Collect each line holding the string "this".

-*-

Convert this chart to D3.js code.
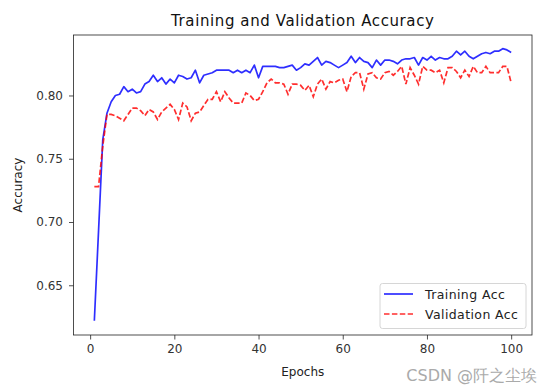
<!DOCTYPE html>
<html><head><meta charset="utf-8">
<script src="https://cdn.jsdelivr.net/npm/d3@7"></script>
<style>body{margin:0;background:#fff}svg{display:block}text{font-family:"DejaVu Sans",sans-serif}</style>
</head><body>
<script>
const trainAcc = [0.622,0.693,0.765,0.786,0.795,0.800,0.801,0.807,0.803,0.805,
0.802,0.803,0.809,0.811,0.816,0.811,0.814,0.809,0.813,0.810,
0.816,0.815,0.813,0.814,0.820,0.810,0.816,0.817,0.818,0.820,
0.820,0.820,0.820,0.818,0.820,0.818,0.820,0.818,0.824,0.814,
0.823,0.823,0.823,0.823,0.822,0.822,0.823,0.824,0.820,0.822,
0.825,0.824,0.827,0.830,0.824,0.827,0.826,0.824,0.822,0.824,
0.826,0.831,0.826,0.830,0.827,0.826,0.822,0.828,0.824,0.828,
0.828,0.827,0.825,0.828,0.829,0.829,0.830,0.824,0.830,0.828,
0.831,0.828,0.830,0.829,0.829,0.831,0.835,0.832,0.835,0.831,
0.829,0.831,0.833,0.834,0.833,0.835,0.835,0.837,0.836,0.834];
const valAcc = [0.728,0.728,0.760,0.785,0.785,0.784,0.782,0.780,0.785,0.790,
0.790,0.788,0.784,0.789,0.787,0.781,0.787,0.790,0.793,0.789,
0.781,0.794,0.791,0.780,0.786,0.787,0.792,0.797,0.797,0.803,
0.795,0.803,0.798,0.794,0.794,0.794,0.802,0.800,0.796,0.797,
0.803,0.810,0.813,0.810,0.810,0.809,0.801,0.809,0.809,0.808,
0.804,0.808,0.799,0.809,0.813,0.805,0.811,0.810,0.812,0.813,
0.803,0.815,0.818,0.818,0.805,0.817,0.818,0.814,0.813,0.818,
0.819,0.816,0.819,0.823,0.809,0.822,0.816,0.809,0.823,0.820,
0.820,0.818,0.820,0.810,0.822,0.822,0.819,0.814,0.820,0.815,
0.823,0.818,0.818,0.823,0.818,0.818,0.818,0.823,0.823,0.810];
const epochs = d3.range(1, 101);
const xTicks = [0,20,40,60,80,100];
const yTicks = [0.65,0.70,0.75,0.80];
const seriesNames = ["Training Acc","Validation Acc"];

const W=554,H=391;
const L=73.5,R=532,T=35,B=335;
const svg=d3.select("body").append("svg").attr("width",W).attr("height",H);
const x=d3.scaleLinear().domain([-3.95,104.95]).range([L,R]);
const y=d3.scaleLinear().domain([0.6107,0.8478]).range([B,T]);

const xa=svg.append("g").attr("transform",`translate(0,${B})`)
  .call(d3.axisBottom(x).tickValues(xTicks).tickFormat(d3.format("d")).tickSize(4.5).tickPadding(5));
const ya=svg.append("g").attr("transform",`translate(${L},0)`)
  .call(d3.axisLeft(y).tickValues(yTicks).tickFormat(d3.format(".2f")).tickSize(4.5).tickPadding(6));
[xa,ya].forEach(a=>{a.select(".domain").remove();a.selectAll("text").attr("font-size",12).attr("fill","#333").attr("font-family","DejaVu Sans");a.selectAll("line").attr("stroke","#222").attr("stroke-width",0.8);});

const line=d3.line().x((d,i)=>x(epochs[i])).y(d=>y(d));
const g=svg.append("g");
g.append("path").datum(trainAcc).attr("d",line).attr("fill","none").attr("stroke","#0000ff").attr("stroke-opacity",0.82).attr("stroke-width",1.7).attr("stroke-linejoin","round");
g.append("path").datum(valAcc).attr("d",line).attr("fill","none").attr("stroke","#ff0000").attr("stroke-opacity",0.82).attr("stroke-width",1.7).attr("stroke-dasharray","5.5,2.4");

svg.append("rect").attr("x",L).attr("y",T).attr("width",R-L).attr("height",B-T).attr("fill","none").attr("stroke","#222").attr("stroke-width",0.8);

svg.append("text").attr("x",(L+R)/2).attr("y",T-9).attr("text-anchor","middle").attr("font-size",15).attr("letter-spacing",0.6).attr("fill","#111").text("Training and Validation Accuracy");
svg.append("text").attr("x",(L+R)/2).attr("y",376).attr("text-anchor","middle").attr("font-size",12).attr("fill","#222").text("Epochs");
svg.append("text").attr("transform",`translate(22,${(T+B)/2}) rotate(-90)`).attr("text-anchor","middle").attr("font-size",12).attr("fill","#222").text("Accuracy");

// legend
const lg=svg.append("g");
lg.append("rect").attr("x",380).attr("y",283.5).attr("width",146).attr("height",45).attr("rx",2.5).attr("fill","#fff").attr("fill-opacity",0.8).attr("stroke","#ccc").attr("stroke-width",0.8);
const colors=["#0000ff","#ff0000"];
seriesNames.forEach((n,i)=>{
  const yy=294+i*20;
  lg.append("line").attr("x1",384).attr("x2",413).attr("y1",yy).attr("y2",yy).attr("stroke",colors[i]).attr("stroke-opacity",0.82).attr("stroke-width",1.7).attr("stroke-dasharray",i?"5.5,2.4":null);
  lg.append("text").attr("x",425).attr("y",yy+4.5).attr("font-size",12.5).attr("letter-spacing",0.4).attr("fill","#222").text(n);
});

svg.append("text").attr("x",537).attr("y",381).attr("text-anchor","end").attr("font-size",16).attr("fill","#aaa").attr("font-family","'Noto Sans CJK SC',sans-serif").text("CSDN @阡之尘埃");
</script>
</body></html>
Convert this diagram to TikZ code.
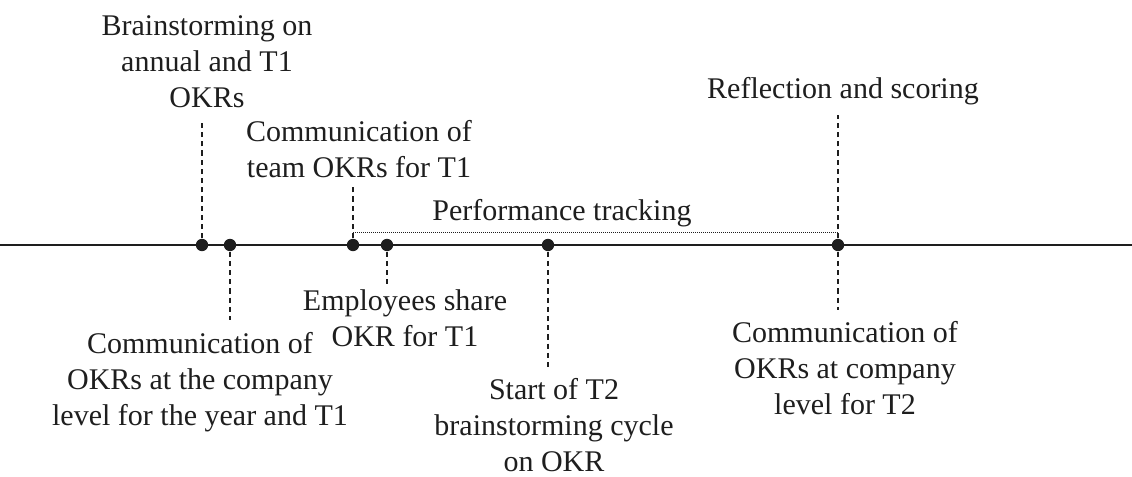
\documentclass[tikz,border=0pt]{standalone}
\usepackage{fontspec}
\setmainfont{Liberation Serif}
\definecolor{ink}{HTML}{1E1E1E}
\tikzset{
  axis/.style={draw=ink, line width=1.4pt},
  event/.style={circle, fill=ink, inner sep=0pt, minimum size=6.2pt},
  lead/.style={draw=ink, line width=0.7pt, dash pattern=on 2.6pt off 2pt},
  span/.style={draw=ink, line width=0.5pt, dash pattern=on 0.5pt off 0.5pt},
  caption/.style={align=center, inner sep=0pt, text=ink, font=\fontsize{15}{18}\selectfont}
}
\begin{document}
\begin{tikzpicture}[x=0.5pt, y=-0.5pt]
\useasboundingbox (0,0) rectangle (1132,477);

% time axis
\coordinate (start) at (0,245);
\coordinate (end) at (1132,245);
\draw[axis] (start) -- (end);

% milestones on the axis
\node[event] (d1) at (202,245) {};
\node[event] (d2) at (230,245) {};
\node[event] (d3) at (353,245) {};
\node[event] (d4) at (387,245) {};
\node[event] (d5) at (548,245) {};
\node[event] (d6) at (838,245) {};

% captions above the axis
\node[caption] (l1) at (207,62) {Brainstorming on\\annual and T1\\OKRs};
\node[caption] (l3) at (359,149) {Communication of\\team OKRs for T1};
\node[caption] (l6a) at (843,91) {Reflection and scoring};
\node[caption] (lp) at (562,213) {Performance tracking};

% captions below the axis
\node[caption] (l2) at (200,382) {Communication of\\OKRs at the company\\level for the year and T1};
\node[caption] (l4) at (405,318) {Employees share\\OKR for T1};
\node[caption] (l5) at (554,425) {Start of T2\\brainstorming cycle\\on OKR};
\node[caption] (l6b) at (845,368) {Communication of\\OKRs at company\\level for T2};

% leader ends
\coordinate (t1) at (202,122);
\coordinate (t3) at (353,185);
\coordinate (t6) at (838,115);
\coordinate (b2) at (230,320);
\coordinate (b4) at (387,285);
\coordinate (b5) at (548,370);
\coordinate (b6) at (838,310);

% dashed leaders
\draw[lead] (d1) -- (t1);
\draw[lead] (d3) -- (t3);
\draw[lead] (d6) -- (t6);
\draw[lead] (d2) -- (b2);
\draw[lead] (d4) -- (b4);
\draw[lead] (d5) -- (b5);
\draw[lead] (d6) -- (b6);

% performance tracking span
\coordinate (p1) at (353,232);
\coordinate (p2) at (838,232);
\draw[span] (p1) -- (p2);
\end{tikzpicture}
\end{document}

-*-

__Complete output__.
Convert this chart to D3.js code.
Convert this diagram to TikZ code.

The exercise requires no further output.